Scientists battling malaria said this week they have produced a strain of mosquitoes carrying genes that block the disease's transmission, with the idea that these insects could breed with other members of their species in the wild and produce offspring that can’t spread the illness.
The researchers said Monday they used gene-editing — a technique by which DNA can be inserted, replaced or deleted from a genome, on a mosquito species called Anopheles stephensi that spreads malaria in urban India.
They inserted DNA into the species’ germ line, cells that pass genes from generation to generation. This created mosquitoes with genes that produce malaria-blocking antibodies, which are passed to 99.5 percent of offspring.
The research was published Monday in the Proceedings of the National Academy of Sciences.
Malaria is caused by parasites transmitted to people through the bites of infected female mosquitoes. The goal of the new research is to release genetically modified mosquitoes to mate with wild mosquitoes so that their malaria-blocking genes enter the gene pool and eventually overrun the population, short-circuiting the species' ability to infect people with the parasites.
"It can spread through a population with great efficiency, increasing from 1 percent to more than 99 percent in 10 generations, or about one season for mosquitoes," said University of California-San Diego biologist Valentino Gantz.
Ethan Bier, another UC-San Diego biologist, called the experiment a "potent tool in sustainable control of malaria," as all the mosquitoes in a given region would carry anti-malarial genes.
"We do not propose that this strategy alone will eradicate malaria," University of California-Irvine molecular biologist Anthony James said.

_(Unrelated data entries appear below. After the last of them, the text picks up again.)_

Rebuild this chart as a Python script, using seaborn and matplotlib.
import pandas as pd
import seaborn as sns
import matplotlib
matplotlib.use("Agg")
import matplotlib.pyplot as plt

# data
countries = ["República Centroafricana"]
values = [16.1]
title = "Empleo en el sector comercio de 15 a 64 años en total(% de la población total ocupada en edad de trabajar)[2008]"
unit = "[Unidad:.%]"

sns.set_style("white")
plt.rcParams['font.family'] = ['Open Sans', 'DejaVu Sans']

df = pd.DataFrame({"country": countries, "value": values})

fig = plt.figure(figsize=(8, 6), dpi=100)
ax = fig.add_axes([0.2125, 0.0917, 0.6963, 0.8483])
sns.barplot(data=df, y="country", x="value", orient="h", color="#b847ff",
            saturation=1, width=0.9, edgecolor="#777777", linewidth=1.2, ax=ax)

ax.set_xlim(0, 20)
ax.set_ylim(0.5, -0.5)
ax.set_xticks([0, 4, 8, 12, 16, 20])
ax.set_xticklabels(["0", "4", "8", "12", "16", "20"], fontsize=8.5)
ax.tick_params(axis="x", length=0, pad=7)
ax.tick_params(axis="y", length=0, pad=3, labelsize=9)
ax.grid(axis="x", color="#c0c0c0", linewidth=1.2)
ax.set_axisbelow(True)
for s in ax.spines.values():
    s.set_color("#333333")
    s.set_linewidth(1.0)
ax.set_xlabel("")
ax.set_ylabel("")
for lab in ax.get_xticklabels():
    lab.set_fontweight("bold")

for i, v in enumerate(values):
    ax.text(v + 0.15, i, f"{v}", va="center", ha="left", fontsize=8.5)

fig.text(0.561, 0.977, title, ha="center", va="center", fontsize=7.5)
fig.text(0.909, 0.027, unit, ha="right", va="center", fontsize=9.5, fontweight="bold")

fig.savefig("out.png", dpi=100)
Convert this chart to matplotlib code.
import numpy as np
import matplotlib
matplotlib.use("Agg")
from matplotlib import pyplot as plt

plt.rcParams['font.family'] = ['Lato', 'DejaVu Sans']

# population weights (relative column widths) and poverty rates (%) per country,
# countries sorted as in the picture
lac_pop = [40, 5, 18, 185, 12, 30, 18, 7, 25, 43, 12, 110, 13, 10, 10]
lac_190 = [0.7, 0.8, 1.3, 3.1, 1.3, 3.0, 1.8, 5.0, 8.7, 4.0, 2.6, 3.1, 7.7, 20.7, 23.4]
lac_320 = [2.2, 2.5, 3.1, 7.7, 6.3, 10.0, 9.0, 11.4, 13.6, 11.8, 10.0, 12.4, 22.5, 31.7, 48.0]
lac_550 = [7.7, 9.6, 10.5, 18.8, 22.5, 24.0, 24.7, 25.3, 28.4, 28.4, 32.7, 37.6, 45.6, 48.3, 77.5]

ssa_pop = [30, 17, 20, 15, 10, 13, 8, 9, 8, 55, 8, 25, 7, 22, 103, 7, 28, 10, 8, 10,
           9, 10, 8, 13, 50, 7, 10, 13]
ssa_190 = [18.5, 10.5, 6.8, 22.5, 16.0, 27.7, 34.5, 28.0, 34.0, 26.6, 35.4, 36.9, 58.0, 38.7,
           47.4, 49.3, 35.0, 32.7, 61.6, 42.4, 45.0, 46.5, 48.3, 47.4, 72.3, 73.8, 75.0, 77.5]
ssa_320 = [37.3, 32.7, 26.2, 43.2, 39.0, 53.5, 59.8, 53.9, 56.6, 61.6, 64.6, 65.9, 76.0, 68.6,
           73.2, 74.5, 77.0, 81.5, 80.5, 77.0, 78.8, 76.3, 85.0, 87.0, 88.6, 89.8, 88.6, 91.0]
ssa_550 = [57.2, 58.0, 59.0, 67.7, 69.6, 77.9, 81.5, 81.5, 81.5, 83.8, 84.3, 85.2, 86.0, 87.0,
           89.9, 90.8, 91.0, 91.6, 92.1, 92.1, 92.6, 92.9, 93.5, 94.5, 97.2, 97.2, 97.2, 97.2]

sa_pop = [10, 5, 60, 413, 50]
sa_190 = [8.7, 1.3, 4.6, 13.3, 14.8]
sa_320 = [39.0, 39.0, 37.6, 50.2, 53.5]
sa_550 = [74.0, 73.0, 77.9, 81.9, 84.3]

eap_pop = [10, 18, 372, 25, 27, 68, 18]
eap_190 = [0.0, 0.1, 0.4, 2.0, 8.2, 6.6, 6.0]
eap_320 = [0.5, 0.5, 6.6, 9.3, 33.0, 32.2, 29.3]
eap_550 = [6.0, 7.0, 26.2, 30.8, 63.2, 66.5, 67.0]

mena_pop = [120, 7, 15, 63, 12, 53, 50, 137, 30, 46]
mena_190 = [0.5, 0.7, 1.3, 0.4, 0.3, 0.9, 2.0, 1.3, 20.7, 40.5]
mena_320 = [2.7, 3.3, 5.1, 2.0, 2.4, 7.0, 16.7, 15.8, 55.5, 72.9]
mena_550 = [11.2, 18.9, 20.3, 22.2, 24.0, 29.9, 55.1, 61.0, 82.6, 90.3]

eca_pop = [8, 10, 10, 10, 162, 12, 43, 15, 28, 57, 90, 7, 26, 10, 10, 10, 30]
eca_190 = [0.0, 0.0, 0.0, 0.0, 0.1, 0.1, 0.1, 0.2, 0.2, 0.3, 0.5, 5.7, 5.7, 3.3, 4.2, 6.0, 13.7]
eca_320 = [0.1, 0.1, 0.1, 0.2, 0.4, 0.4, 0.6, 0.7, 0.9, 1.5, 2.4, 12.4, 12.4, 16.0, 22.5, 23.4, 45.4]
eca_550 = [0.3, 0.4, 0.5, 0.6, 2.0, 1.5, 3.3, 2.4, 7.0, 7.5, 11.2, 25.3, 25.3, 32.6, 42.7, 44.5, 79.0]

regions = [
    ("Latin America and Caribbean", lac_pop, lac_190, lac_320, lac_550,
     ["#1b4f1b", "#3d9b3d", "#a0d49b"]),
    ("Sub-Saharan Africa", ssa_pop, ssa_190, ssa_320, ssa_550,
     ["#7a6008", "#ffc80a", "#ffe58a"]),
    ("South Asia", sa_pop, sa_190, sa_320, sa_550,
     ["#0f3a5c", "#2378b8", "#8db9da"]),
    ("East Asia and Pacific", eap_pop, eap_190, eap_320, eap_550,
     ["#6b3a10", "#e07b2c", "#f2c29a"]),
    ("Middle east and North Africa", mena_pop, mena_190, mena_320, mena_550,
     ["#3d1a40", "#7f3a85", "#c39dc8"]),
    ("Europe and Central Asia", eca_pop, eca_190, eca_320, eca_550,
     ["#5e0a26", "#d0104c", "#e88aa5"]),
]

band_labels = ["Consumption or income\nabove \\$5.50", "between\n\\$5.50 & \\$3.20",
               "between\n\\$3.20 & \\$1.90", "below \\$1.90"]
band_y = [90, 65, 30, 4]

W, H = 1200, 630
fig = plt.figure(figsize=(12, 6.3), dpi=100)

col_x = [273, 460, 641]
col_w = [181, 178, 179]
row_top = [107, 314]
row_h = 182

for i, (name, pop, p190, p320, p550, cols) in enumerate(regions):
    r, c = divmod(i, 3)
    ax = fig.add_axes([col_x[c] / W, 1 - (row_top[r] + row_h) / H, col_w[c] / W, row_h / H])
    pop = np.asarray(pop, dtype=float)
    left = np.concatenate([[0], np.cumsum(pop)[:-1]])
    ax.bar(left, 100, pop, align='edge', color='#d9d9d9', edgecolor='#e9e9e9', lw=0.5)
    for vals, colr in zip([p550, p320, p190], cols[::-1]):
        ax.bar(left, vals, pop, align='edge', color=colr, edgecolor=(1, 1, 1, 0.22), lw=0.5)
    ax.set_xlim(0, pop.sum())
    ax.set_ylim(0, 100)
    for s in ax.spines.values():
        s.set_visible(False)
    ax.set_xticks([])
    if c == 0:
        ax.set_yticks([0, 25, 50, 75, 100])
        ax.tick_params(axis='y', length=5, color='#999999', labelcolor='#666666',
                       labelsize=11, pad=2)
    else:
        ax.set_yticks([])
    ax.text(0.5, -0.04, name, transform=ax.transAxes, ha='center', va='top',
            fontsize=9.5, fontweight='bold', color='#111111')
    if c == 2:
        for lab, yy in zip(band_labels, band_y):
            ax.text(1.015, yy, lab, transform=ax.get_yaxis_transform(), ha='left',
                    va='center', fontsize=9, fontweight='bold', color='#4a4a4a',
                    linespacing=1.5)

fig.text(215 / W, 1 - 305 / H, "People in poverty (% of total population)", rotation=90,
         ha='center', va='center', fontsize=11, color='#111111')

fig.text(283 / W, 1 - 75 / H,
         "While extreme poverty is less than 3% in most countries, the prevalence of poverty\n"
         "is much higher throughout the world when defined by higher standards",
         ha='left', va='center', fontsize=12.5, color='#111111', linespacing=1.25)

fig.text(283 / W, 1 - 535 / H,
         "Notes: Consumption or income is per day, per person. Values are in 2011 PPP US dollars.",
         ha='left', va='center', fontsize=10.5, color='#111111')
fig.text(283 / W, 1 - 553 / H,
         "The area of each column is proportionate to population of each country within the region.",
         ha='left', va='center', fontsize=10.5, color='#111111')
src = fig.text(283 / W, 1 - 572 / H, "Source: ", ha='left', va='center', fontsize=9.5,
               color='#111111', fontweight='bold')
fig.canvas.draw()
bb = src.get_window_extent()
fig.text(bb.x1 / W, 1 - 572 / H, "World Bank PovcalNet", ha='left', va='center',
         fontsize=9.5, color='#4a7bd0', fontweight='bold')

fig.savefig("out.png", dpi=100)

But in conjunction with treatment and preventive drugs, future vaccines, mosquito-blocking bed nets and eradication of mosquito-breeding sites, it could play a major role in sustaining the elimination of malaria, James said.
Other scientists also have been working to create genetically engineered mosquitoes. One group last year said it created a strain carrying a gene leading nearly all offspring to be male, which could cause wild populations to plummet.
"In contrast, our much more flexible system only prevents mosquitoes from carrying malaria but can be used to do no harm to the mosquito. So it should generate the least amount of ecological damage," Bier said.
The World Health Organization estimates that in 2015 there will be 214 million malaria cases and 438,000 deaths, most in sub-Saharan Africa.